* PROBLEM STATEMENT:
Output the full listing below exactly, without the pictures.
----
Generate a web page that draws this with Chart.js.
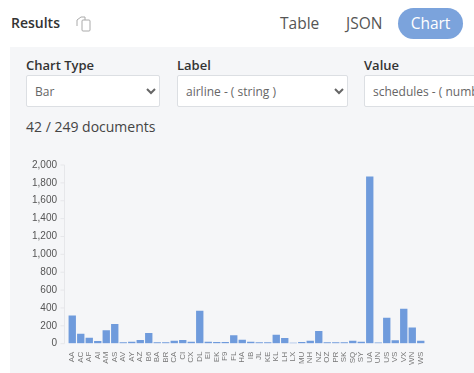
<!DOCTYPE html>
<html>
<head>
<meta charset="utf-8">
<script src="https://cdn.jsdelivr.net/npm/chart.js@4/dist/chart.umd.min.js"></script>
<style>
  html, body { margin: 0; width: 474px; height: 373px; overflow: hidden; background: #fff; }
  body { position: relative; font-family: "Open Sans", sans-serif; color: #333; }
  .abs { position: absolute; white-space: nowrap; }
  #panel { left: 10px; top: 47px; width: 464px; height: 326px; background: #f5f6f8; }
  .tab { font-size: 15.5px; color: #555; top: 12px; line-height: 22px; }
  #pill { left: 398px; top: 8px; width: 65px; height: 31px; border-radius: 16px; background: #7ba3dc; color: #fff; font-size: 15.5px; line-height: 31px; text-align: center; }
  .lbl { font-size: 13px; font-weight: 600; top: 56px; line-height: 18px; color: #333; }
  select { position: absolute; top: 75px; height: 32px; box-sizing: border-box; border: 1px solid #dcdfe3; border-radius: 2px; background-color: #fff; font-family: "Open Sans", sans-serif; font-size: 12px; color: #666; padding-left: 4px; }
  #wrap { left: 20px; top: 150px; width: 420px; height: 223px; }
</style>
</head>
<body>
<div class="abs" id="panel"></div>
<div class="abs" style="left:11px;top:13px;font-size:14px;font-weight:600;line-height:20px;color:#333">Results</div>
<svg class="abs" style="left:75px;top:15px" width="18" height="18" viewBox="0 0 18 18" fill="none" stroke="#aaa" stroke-width="1">
  <path d="M2 11V5l4-3h4v3"/><rect x="7" y="5" width="8" height="11" rx="1"/>
</svg>
<div class="abs tab" style="left:280px">Table</div>
<div class="abs tab" style="left:346px">JSON</div>
<div class="abs" id="pill">Chart</div>
<div class="abs lbl" style="left:26px">Chart Type</div>
<div class="abs lbl" style="left:177px">Label</div>
<div class="abs lbl" style="left:364px">Value</div>
<select style="left:26px;width:134px"><option>Bar</option></select>
<select style="left:177px;width:171px"><option>airline - ( string )</option></select>
<select style="left:364px;width:140px"><option>schedules - ( number )</option></select>
<div class="abs" style="left:26px;top:117px;font-size:14px;line-height:20px;color:#444">42 / 249 documents</div>
<div class="abs" id="wrap"><canvas id="myChart" width="420" height="223"></canvas></div>
<script>
const airlines = ['AA','AC','AF','AI','AM','AS','AV','AY','AZ','B6','BA','BR','CA','CI','CX','DL','EI','EK','F9','FL','HA','IB','JL','KE','KL','LH','LX','MU','NH','NZ','OZ','PR','SK','SQ','SY','UA','UN','US','VS','VX','WN','WS'];
const schedules = [316,112,67,30,149,220,15,22,41,119,15,15,33,41,22,368,22,18,18,93,45,22,15,15,100,63,11,18,33,141,15,15,15,33,22,1870,12,290,37,390,182,33];

// y axis line sits a few px left of the first bar, Chart.js can't do that gap itself
const axisGap = {
  id: 'axisGap',
  afterDraw(chart) {
    const { ctx, scales: { x, y } } = chart;
    const ax = x.left - 3.5;
    ctx.save();
    ctx.strokeStyle = '#e6e7ea';
    ctx.lineWidth = 1;
    ctx.beginPath();
    ctx.moveTo(ax, y.top);
    ctx.lineTo(ax, y.bottom);
    y.ticks.forEach(t => {
      const py = y.getPixelForValue(t.value);
      ctx.moveTo(ax - 4, py);
      ctx.lineTo(ax, py);
    });
    ctx.stroke();
    ctx.restore();
  }
};

const ctx = document.getElementById('myChart').getContext('2d');
new Chart(ctx, {
  type: 'bar',
  data: {
    labels: airlines,
    datasets: [{
      label: 'schedules',
      data: schedules,
      backgroundColor: '#6f9bdc',
      barPercentage: 0.96,
      categoryPercentage: 0.9
    }]
  },
  options: {
    responsive: false,
    animation: false,
    layout: { padding: { top: 15, right: 15, left: 0, bottom: 8 } },
    plugins: { legend: { display: false }, tooltip: { enabled: false } },
    scales: {
      x: {
        grid: { display: false },
        border: { display: false },
        ticks: { autoSkip: false, minRotation: 90, maxRotation: 90, font: { size: 8 }, color: '#777', padding: 0 }
      },
      y: {
        min: 0,
        max: 2000,
        afterFit: s => { s.width = 48; },
        grid: { drawOnChartArea: false, tickLength: 8, tickColor: 'transparent' },
        border: { display: false },
        ticks: { stepSize: 200, font: { size: 10 }, color: '#555', padding: 3 }
      }
    }
  },
  plugins: [axisGap]
});
</script>
</body>
</html>
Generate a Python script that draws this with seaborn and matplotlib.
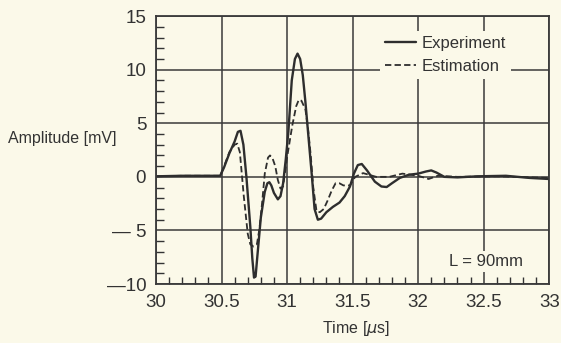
----
* SOLUTION:
Generate a web page that draws this with Chart.js.
<!DOCTYPE html>
<html>
<head>
<meta charset="utf-8">
<script src="https://cdn.jsdelivr.net/npm/chart.js@4/dist/chart.umd.min.js"></script>
<style>
  html, body { margin: 0; width: 474px; height: 373px; overflow: hidden; background: #fff; }
  body { position: relative; font-family: "Open Sans", sans-serif; color: #333; }
  .abs { position: absolute; white-space: nowrap; }
  #panel { left: 10px; top: 47px; width: 464px; height: 326px; background: #f5f6f8; }
  .tab { font-size: 15.5px; color: #555; top: 12px; line-height: 22px; }
  #pill { left: 398px; top: 8px; width: 65px; height: 31px; border-radius: 16px; background: #7ba3dc; color: #fff; font-size: 15.5px; line-height: 31px; text-align: center; }
  .lbl { font-size: 13px; font-weight: 600; top: 56px; line-height: 18px; color: #333; }
  select { position: absolute; top: 75px; height: 32px; box-sizing: border-box; border: 1px solid #dcdfe3; border-radius: 2px; background-color: #fff; font-family: "Open Sans", sans-serif; font-size: 12px; color: #666; padding-left: 4px; }
  #wrap { left: 20px; top: 150px; width: 420px; height: 223px; }
</style>
</head>
<body>
<div class="abs" id="panel"></div>
<div class="abs" style="left:11px;top:13px;font-size:14px;font-weight:600;line-height:20px;color:#333">Results</div>
<svg class="abs" style="left:75px;top:15px" width="18" height="18" viewBox="0 0 18 18" fill="none" stroke="#aaa" stroke-width="1">
  <path d="M2 11V5l4-3h4v3"/><rect x="7" y="5" width="8" height="11" rx="1"/>
</svg>
<div class="abs tab" style="left:280px">Table</div>
<div class="abs tab" style="left:346px">JSON</div>
<div class="abs" id="pill">Chart</div>
<div class="abs lbl" style="left:26px">Chart Type</div>
<div class="abs lbl" style="left:177px">Label</div>
<div class="abs lbl" style="left:364px">Value</div>
<select style="left:26px;width:134px"><option>Bar</option></select>
<select style="left:177px;width:171px"><option>airline - ( string )</option></select>
<select style="left:364px;width:140px"><option>schedules - ( number )</option></select>
<div class="abs" style="left:26px;top:117px;font-size:14px;line-height:20px;color:#444">42 / 249 documents</div>
<div class="abs" id="wrap"><canvas id="myChart" width="420" height="223"></canvas></div>
<script>
const airlines = ['AA','AC','AF','AI','AM','AS','AV','AY','AZ','B6','BA','BR','CA','CI','CX','DL','EI','EK','F9','FL','HA','IB','JL','KE','KL','LH','LX','MU','NH','NZ','OZ','PR','SK','SQ','SY','UA','UN','US','VS','VX','WN','WS'];
const schedules = [316,112,67,30,149,220,15,22,41,119,15,15,33,41,22,368,22,18,18,93,45,22,15,15,100,63,11,18,33,141,15,15,15,33,22,1870,12,290,37,390,182,33];

// y axis line sits a few px left of the first bar, Chart.js can't do that gap itself
const axisGap = {
  id: 'axisGap',
  afterDraw(chart) {
    const { ctx, scales: { x, y } } = chart;
    const ax = x.left - 3.5;
    ctx.save();
    ctx.strokeStyle = '#e6e7ea';
    ctx.lineWidth = 1;
    ctx.beginPath();
    ctx.moveTo(ax, y.top);
    ctx.lineTo(ax, y.bottom);
    y.ticks.forEach(t => {
      const py = y.getPixelForValue(t.value);
      ctx.moveTo(ax - 4, py);
      ctx.lineTo(ax, py);
    });
    ctx.stroke();
    ctx.restore();
  }
};

const ctx = document.getElementById('myChart').getContext('2d');
new Chart(ctx, {
  type: 'bar',
  data: {
    labels: airlines,
    datasets: [{
      label: 'schedules',
      data: schedules,
      backgroundColor: '#6f9bdc',
      barPercentage: 0.96,
      categoryPercentage: 0.9
    }]
  },
  options: {
    responsive: false,
    animation: false,
    layout: { padding: { top: 15, right: 15, left: 0, bottom: 8 } },
    plugins: { legend: { display: false }, tooltip: { enabled: false } },
    scales: {
      x: {
        grid: { display: false },
        border: { display: false },
        ticks: { autoSkip: false, minRotation: 90, maxRotation: 90, font: { size: 8 }, color: '#777', padding: 0 }
      },
      y: {
        min: 0,
        max: 2000,
        afterFit: s => { s.width = 48; },
        grid: { drawOnChartArea: false, tickLength: 8, tickColor: 'transparent' },
        border: { display: false },
        ticks: { stepSize: 200, font: { size: 10 }, color: '#555', padding: 3 }
      }
    }
  },
  plugins: [axisGap]
});
</script>
</body>
</html>
Generate a Python script that draws this with seaborn and matplotlib.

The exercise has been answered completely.